Answer

**step1** Understanding the problem

The problem asks us to find the shortest distance from a specific point in three-dimensional space to a specific plane. This shortest distance is always along the line perpendicular to the plane passing through the given point, hence it's called the "length of the perpendicular".

**step2** Identifying the given information

We are given the coordinates of a point: $$(1, -2, 3)$$.
We are also given the equation of a plane: $$x - y + z = 5$$.

**step3** Recalling the distance formula

To find the perpendicular distance from a point $$(x_0, y_0, z_0)$$ to a plane given by the equation $$ax + by + cz + d = 0$$, we use the formula:
$$D = \frac{|ax_0 + by_0 + cz_0 + d|}{\sqrt{a^2 + b^2 + c^2}}$$
This formula is derived from principles of coordinate geometry in three dimensions and vector mathematics, which precisely calculate the shortest distance.

**step4** Identifying the components from the given information

From the given point $$(1, -2, 3)$$, we identify the coordinates as:
$$x_0 = 1$$
$$y_0 = -2$$
$$z_0 = 3$$
The given plane equation is $$x - y + z = 5$$. To use the formula, we need to rewrite it in the standard form $$ax + by + cz + d = 0$$. We do this by moving the constant term to the left side:
$$x - y + z - 5 = 0$$
Now, we can identify the coefficients of the plane equation:
$$a = 1$$ (the coefficient of x)
$$b = -1$$ (the coefficient of y)
$$c = 1$$ (the coefficient of z)
$$d = -5$$ (the constant term)

**step5** Substituting the values into the formula

Now, we substitute these identified values into the distance formula:
$$D = \frac{|(1)(1) + (-1)(-2) + (1)(3) + (-5)|}{\sqrt{(1)^2 + (-1)^2 + (1)^2}}$$

**step6** Calculating the numerator

First, we calculate the terms inside the absolute value in the numerator:
$$(1)(1) = 1$$
$$(-1)(-2) = 2$$
$$(1)(3) = 3$$
Now, sum these values and subtract the constant term:
$$1 + 2 + 3 - 5 = 6 - 5 = 1$$
Finally, take the absolute value of the result:
$$|1| = 1$$
So, the numerator of the distance formula is 1.

**step7** Calculating the denominator

Next, we calculate the terms under the square root in the denominator:
$$(1)^2 = 1$$
$$(-1)^2 = 1$$
$$(1)^2 = 1$$
Now, sum these squared values:
$$1 + 1 + 1 = 3$$
Finally, take the square root of the sum:
$$\sqrt{3}$$
So, the denominator of the distance formula is $$\sqrt{3}$$.

**step8** Calculating the initial distance

Now, we divide the calculated numerator by the calculated denominator:
$$D = \frac{1}{\sqrt{3}}$$

**step9** Rationalizing the denominator

It is standard practice to rationalize the denominator to avoid a square root in the denominator.

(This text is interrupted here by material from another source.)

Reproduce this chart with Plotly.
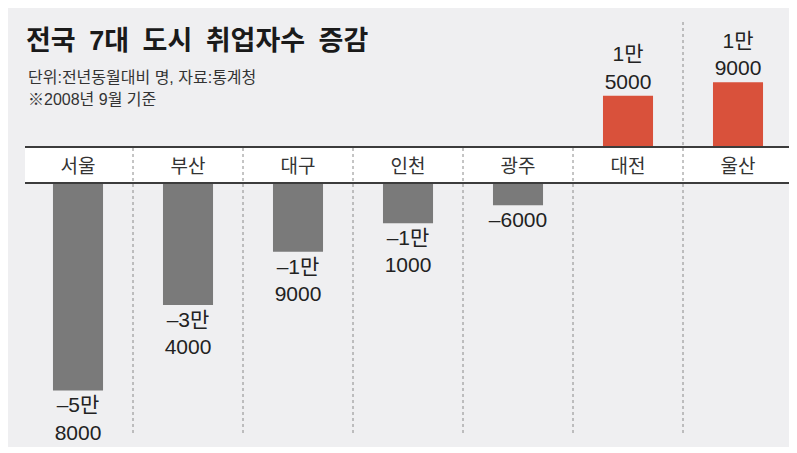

We do this by multiplying both the numerator and the denominator by $$\sqrt{3}$$:
$$D = \frac{1}{\sqrt{3}} \times \frac{\sqrt{3}}{\sqrt{3}}$$
$$D = \frac{1 \times \sqrt{3}}{\sqrt{3} \times \sqrt{3}}$$
$$D = \frac{\sqrt{3}}{3}$$
Therefore, the length of the perpendicular from the point $$(1, -2, 3)$$ to the plane $$x - y + z = 5$$ is $$\frac{\sqrt{3}}{3}$$ units.